Holding — Angellotti, C.J.
- The Supreme Court of California held that the undertaking filed by the defendant was sufficient to stay proceedings under the judgment while the appeal was pending.
Rule
- An appellant seeking to stay execution of a judgment directing the payment of money is required to provide a bond covering only the principal amount of the judgment and interest, excluding costs awarded separately.
Reasoning
- The court reasoned that the language in section 942 of the Code of Civil Procedure referred specifically to the amount awarded for the principal claim and did not encompass additional costs that were only assessed subsequently.
- The court emphasized that costs are typically awarded as a separate incident of the judgment and are not part of the primary monetary judgment itself at the time of its issuance.
- The court noted that while costs can be awarded to a prevailing party, they arise from statutory provisions and require separate claims to determine their amount.
- Furthermore, the court highlighted that in other sections of the Code, such as section 978, there was explicit language requiring security for costs, which was absent in section 942.
- This omission suggested that the legislature intentionally differentiated between the principal judgment amount and costs.
- Therefore, the court concluded that the stay bond was valid as it provided security for the judgment amount due on the original claim alone.
Deep Dive: How the Court Reached Its Decision
Court's Interpretation of Section 942
The court focused on the language of section 942 of the Code of Civil Procedure, which required an appellant to file a written undertaking to stay execution of a judgment directing the payment of money. The court examined whether the term "the amount named in the judgment" included costs that were awarded separately. It concluded that costs were not part of the primary monetary judgment since they were awarded as a separate incident and required a separate claim for ascertainment.
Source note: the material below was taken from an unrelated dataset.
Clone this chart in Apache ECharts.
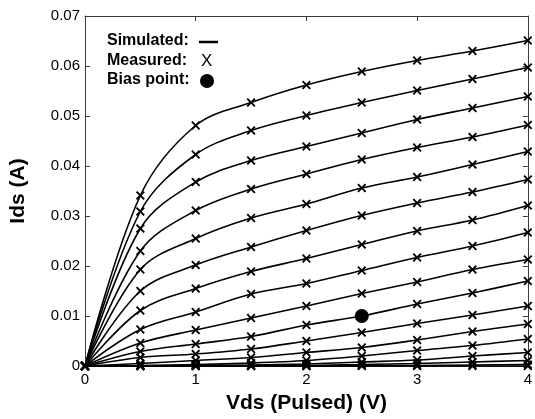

The court emphasized that costs typically arise only after the judgment and are not automatically included in the judgment at the time of its issuance. This interpretation suggested that the legislature intended for security requirements to apply only to the principal judgment amount and interest, not to additional costs. Thus, the court determined that the stay bond's sufficiency should be assessed based solely on the principal amount awarded, excluding costs from the calculation.
Historical Context of Cost Awards
The court provided insight into the historical treatment of costs in California law, noting that the right to recover costs is a statutory provision that exists independently of the judgment itself. It explained that costs are awarded to the prevailing party through a separate process that involves filing a verified claim within a specified time. This process requires the trial court to determine the amount of costs if disputed, indicating that costs are not automatically included in the judgment. The court referenced prior cases to illustrate that costs are incidental to the actual judgment and should not be treated as part of the core monetary relief awarded. This historical perspective helped solidify the court's rationale that costs should not be included in the stay bond requirement under section 942, aligning with the understanding that costs serve as a separate consideration from the principal claim.
Legislative Intent and Omissions
The court analyzed the legislative intent behind the drafting of section 942, contrasting it with section 978, which explicitly required security for costs. The absence of similar language in section 942 led the court to conclude that the legislature intentionally differentiated between the principal judgment amount and costs. This distinction suggested that while costs are part of the overall judgment process, they do not need to be included in the security required for appeals in cases governed by section 942. The court reasoned that if the legislature had intended to include costs in the stay bond requirement, it would have been straightforward to do so, similar to the provisions in section 978. This omission reinforced the court's view that the stay bond sufficiency should focus solely on the principal amount awarded in the judgment and not encompass incidental costs.
Judicial Precedent
In support of its reasoning, the court cited precedent from past cases, including McCallion v. Hibernia, which illustrated the treatment of costs as incidental to the primary judgment. The court noted that previous rulings had established that a judgment for costs operates separately from a judgment directing the payment of money. This precedent helped clarify the court's interpretation of section 942, as the prior cases indicated that the core judgment was focused on the primary relief sought in the litigation. The court asserted that since costs are not part of the primary judgment, they should not be included when assessing the sufficiency of the stay bond. This reliance on judicial precedent provided a solid foundation for the court's decision, reinforcing the idea that costs should be treated distinctly from the principal claim.
Conclusion on the Validity of the Stay Bond
Ultimately, the court determined that the undertaking filed by the defendant was sufficient to stay proceedings under the judgment pending appeal. It concluded that the bond, which covered double the principal amount of the judgment plus interest, met the requirements of section 942. The court's interpretation favored a clear delineation between the judgment amount and costs, thereby allowing the defendant to secure a stay without needing to include costs in the bond calculation. This decision underscored the importance of statutory language and legislative intent in determining the requirements for stay bonds in monetary judgments. The court's ruling thus allowed the defendant to proceed with the appeal without the immediate enforcement of the judgment, emphasizing the balance between protecting the rights of the prevailing party and allowing for due process in the appeals process.